Upcoming Dates & Where They Are Celebrated
- Thursday, November 23, 2017
- Thursday, November 22, 2018
- Thursday, November 28, 2019
- Thursday, November 26, 2020
- Thursday, November 25, 2021
- Thursday, November 24, 2022
- Thursday, November 23, 2023
- Thursday, November 28, 2024
- Thursday, November 27, 2025
Where Is Thanksgiving Considered A Holiday?
Thanksgiving is a holiday everywhere in the United States. Most government offices are closed for observation. All schools and most businesses are also closed on Thanksgiving. Public transportation is often run on a holiday schedule, or not at all. Many businesses are closed on the Friday after Thanksgiving as well, providing their employees with a four day weekend. However, before you start planning a holiday trip, you may want to see if you're in one of the areas that allows for a four day weekend!
Festivities & Events During Thanksgiving
There are many areas that protest the idea behind Thanksgiving. There are other areas that don't see Thanksgiving as a reason to celebrate. However, many people have long lost sight of the traditions behind Thanksgiving. Instead, they choose to celebrate the day with family members, both close and extended. They choose to indulge in a turkey based meal and share thanks and appreciation for what they have in their lives. There are Thanksgiving Day parades in some cities. There are also festivals. Many of these festivals largely celebrate the opening of the Christmas shopping season, such as the Macy's Parade.
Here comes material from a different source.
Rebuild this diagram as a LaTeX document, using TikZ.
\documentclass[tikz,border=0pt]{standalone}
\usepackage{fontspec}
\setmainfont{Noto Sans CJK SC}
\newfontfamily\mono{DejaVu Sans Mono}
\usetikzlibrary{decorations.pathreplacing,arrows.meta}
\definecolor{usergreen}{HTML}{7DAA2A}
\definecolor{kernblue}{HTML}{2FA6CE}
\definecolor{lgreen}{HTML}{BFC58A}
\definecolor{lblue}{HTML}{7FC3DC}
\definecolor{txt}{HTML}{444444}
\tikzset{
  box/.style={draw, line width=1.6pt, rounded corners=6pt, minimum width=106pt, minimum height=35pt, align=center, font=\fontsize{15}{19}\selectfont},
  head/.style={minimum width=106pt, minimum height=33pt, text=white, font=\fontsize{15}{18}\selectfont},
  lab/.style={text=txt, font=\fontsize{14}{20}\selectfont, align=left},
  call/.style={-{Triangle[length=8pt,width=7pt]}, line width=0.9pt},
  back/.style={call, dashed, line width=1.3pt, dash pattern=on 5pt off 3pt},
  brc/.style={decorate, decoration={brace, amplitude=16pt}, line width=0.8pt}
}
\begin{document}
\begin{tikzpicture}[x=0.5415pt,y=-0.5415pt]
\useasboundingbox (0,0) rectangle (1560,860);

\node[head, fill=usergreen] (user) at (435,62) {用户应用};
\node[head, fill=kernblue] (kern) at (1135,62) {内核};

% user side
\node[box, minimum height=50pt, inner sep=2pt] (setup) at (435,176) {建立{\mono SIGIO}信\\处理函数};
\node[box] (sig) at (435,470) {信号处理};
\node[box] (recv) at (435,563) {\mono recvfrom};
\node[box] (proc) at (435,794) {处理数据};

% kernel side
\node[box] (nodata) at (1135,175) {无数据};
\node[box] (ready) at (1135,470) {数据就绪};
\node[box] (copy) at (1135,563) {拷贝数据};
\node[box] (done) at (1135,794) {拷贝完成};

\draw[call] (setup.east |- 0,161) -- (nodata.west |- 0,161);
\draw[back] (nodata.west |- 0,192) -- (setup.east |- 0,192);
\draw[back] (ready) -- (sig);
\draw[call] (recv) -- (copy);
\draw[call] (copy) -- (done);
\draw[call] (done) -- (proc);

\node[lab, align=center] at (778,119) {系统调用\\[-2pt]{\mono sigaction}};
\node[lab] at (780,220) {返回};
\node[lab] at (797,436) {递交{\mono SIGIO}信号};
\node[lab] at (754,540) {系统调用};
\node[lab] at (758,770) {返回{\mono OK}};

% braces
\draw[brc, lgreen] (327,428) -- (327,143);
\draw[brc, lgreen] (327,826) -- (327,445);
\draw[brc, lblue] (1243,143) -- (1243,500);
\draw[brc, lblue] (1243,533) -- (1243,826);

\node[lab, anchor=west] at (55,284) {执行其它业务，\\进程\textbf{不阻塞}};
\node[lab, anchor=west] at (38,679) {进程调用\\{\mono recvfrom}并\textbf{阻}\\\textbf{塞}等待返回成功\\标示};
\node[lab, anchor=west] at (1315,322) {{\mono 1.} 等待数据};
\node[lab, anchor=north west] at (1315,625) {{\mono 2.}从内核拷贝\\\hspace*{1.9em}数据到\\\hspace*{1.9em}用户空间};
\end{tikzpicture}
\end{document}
A Brief History Of Thanksgiving
The origins behind Thanksgiving are simply speculated. Many believe that it had to do with the Pilgrims' harvest in the 1600's. There are many stories about the Pilgrims inviting the Native Americans for dinner. Many Native Americans prefer to celebrate Indian Heritage Day. Many of them also protest Thanksgiving. The first official Thanksgiving was declared by George Washington in 1789.